A restaurant gives each child customer a fun pack. There are exactly 12 stickers in each fun pack. The restaurant has 615 stickers.
What is the greatest number of fun packs that the restaurant can make?

Answer

**step1** Understanding the problem

The problem states that each fun pack requires 12 stickers. The restaurant has a total of 615 stickers. We need to find the maximum number of fun packs that can be made using these stickers.

**step2** Identifying the operation

To find out how many groups of 12 can be made from 615, we need to use the operation of division. We will divide the total number of stickers by the number of stickers in each fun pack.
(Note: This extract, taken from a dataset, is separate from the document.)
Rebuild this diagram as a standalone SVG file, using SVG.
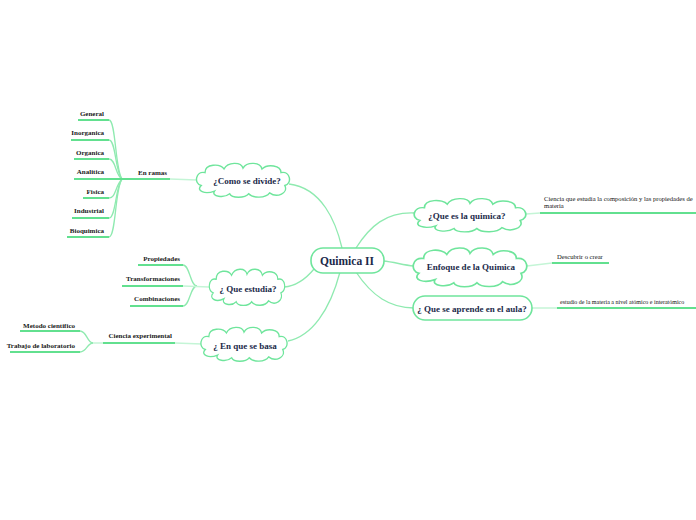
<svg xmlns="http://www.w3.org/2000/svg" xmlns:xlink="http://www.w3.org/1999/xlink" width="696" height="520" viewBox="0 0 696 520">
<style>
.bg{fill:#ffffff}
.cl{fill:#ffffff;stroke:#6fe59c;stroke-width:1.5;vector-effect:non-scaling-stroke}
.main{fill:#ffffff;stroke:#6fe59c;stroke-width:1.6}
.ul{fill:none;stroke:#62e08f;stroke-width:2}
.con{fill:none;stroke:#8feab0;stroke-width:1.3}
.lt{fill:none;stroke:#c4f5d6;stroke-width:1.5}
.tm{font-family:"Liberation Serif","DejaVu Serif",serif;font-weight:bold;fill:#1b2a4a;font-size:11.5px;text-anchor:middle}
.tc{font-family:"Liberation Serif","DejaVu Serif",serif;font-weight:bold;fill:#1b2a4a;font-size:9px;text-anchor:middle}
.tl{font-family:"Liberation Serif","DejaVu Serif",serif;font-weight:bold;fill:#1a1a1a;font-size:7px;text-anchor:end}
.tr{font-family:"Liberation Serif","DejaVu Serif",serif;fill:#111111;font-size:6.6px}
</style>
<defs>
<path id="cloud" d="M-44,6 C-52,4 -50,-10 -40,-8 C-40,-18 -24,-18 -20,-12 C-16,-20 -2,-20 0,-13 C4,-20 18,-20 20,-12 C26,-18 40,-16 40,-8 C50,-10 52,4 44,6 C48,14 36,20 28,14 C24,20 10,20 6,15 C2,20 -12,20 -14,15 C-20,20 -34,18 -30,12 C-40,16 -50,12 -44,6 Z"/>
</defs>
<rect class="bg" x="0" y="0" width="696" height="520"/>
<g id="connectors">
<path class="con" d="M289,184 C322,188 336,222 342,248"/>
<path class="con" d="M356,248 C370,226 386,212 414,213"/>
<path class="con" d="M383,261 C395,262 402,265 414,266"/>
<path class="con" d="M356,272 C372,296 390,308 414,308"/>
<path class="con" d="M314,269 C305,280 296,286 284,287"/>
<path class="con" d="M340,272 C330,310 312,336 288,341"/>
<path class="lt" d="M170,179 L197,180"/>
<path class="con" d="M109,120 C116,120 115,170 122,179"/>
<path class="con" d="M109,140 C116,140 115,172 122,179"/>
<path class="con" d="M109,159 C116,159 115,175 122,179"/>
<path class="con" d="M109,198 C116,198 115,186 122,179"/>
<path class="con" d="M109,218 C116,218 115,188 122,179"/>
<path class="con" d="M109,237 C116,237 115,188 122,179"/>
<path class="con" d="M183,265 C190,265 190,286 197,286"/>
<path class="con" d="M183,306 C190,306 190,286 197,286"/>
<path class="lt" d="M183,286 L209,287"/>
<path class="con" d="M80,331 C87,331 87,343 93,343"/>
<path class="con" d="M80,352 C87,352 87,343 93,343"/>
<path class="lt" d="M93,343 L103,343"/>
<path class="lt" d="M175,343 L202,344"/>
<path class="lt" d="M526,214 L540,213"/>
<path class="lt" d="M527,266 L552,263"/>
<path class="lt" d="M532,308 L557,308"/>
</g>
<g id="n-main">
<rect class="main" x="311" y="248" width="73" height="25" rx="12"/>
<text class="tm" x="347" y="265">Quimica II</text>
</g>
<g id="n-divide">
<use href="#cloud" class="cl" transform="translate(243,180) scale(0.95,0.92)"/>
<text class="tc" x="247" y="184">¿Como se divide?</text>
</g>
<g id="n-estudia">
<use href="#cloud" class="cl" transform="translate(247,287) scale(0.77,0.98)"/>
<text class="tc" x="248" y="292">¿ Que estudia?</text>
</g>
<g id="n-basa">
<use href="#cloud" class="cl" transform="translate(244,344) scale(0.88,0.92)"/>
<text class="tc" x="245" y="349">¿ En  que se basa</text>
</g>
<g id="n-quees">
<use href="#cloud" class="cl" transform="translate(470,215) scale(1.14,0.9)"/>
<text class="tc" x="467" y="219">¿Que es la quimica?</text>
</g>
<g id="n-enfoque">
<use href="#cloud" class="cl" transform="translate(470,267) scale(1.16,1.05)"/>
<text class="tc" x="471" y="270">Enfoque de la Quimica</text>
</g>
<g id="n-aprende">
<rect class="main" x="413" y="296" width="119" height="24" rx="12"/>
<text class="tc" x="472" y="312">¿ Que se aprende  en  el aula?</text>
</g>
<g id="n-enramas">
<line class="ul" x1="122" y1="179" x2="170" y2="179"/>
<text class="tl" x="167" y="175">En ramas</text>
</g>
<g id="n-general"><line class="ul" x1="78" y1="120" x2="109" y2="120"/><text class="tl" x="104" y="116">General</text></g>
<g id="n-inorganica"><line class="ul" x1="71" y1="140" x2="109" y2="140"/><text class="tl" x="104" y="135">Inorganica</text></g>
<g id="n-organica"><line class="ul" x1="74" y1="159" x2="109" y2="159"/><text class="tl" x="104" y="155">Organica</text></g>
<g id="n-analitica"><line class="ul" x1="74" y1="179" x2="122" y2="179"/><text class="tl" x="104" y="174">Analitica</text></g>
<g id="n-fisica"><line class="ul" x1="83" y1="198" x2="109" y2="198"/><text class="tl" x="104" y="194">Fisica</text></g>
<g id="n-industrial"><line class="ul" x1="72" y1="218" x2="109" y2="218"/><text class="tl" x="104" y="213">Industrial</text></g>
<g id="n-bioquimica"><line class="ul" x1="67" y1="237" x2="109" y2="237"/><text class="tl" x="104" y="233">Bioquimica</text></g>
<g id="n-propiedades"><line class="ul" x1="138" y1="265" x2="183" y2="265"/><text class="tl" x="180" y="261">Propiedades</text></g>
<g id="n-transformaciones"><line class="ul" x1="122" y1="286" x2="183" y2="286"/><text class="tl" x="180" y="281">Transformaciones</text></g>
<g id="n-combinaciones"><line class="ul" x1="130" y1="306" x2="183" y2="306"/><text class="tl" x="180" y="301">Combinaciones</text></g>
<g id="n-ciencia"><line class="ul" x1="103" y1="343" x2="175" y2="343"/><text class="tl" x="172" y="338">Ciencia experimental</text></g>
<g id="n-metodo"><line class="ul" x1="20" y1="331" x2="80" y2="331"/><text class="tl" x="75" y="328">Metodo cientifico</text></g>
<g id="n-trabajo"><line class="ul" x1="10" y1="352" x2="80" y2="352"/><text class="tl" x="75" y="348">Trabajo de laboratorio</text></g>
<g id="n-def"><line class="ul" x1="540" y1="213" x2="696" y2="213"/><text class="tr" x="544" y="201">Ciencia que estudia la composición y las propiedades de</text><text class="tr" x="544" y="208">materia</text></g>
<g id="n-descubrir"><line class="ul" x1="552" y1="263" x2="609" y2="263"/><text class="tr" x="557" y="259">Descubrir o crear</text></g>
<g id="n-estudio"><line class="ul" x1="557" y1="308" x2="696" y2="308"/><text class="tr" x="560" y="304" style="font-size:6px">estudio de la materia a nivel atómico e interatómico</text></g>
</svg>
**step3** Performing the division

We need to divide 615 by 12.
First, we look at the first two digits of 615, which is 61.
We find how many times 12 goes into 61.
$$12 \times 1 = 12$$
$$12 \times 2 = 24$$
$$12 \times 3 = 36$$
$$12 \times 4 = 48$$
$$12 \times 5 = 60$$
$$12 \times 6 = 72$$
Since 72 is greater than 61, 12 goes into 61 five times.
The tens digit of the quotient is 5.
$$61 - 60 = 1$$
We have a remainder of 1.
Next, we bring down the next digit from 615, which is 5, to form the number 15.
Now, we find how many times 12 goes into 15.
$$12 \times 1 = 12$$
$$12 \times 2 = 24$$
Since 24 is greater than 15, 12 goes into 15 one time.
The ones digit of the quotient is 1.
$$15 - 12 = 3$$
We have a remainder of 3.
So, 615 divided by 12 is 51 with a remainder of 3.

**step4** Determining the greatest number of fun packs

The quotient from the division, which is 51, represents the number of complete fun packs that can be made. The remainder of 3 means there will be 3 stickers left over, which is not enough to make another complete fun pack. Therefore, the greatest number of fun packs the restaurant can make is 51.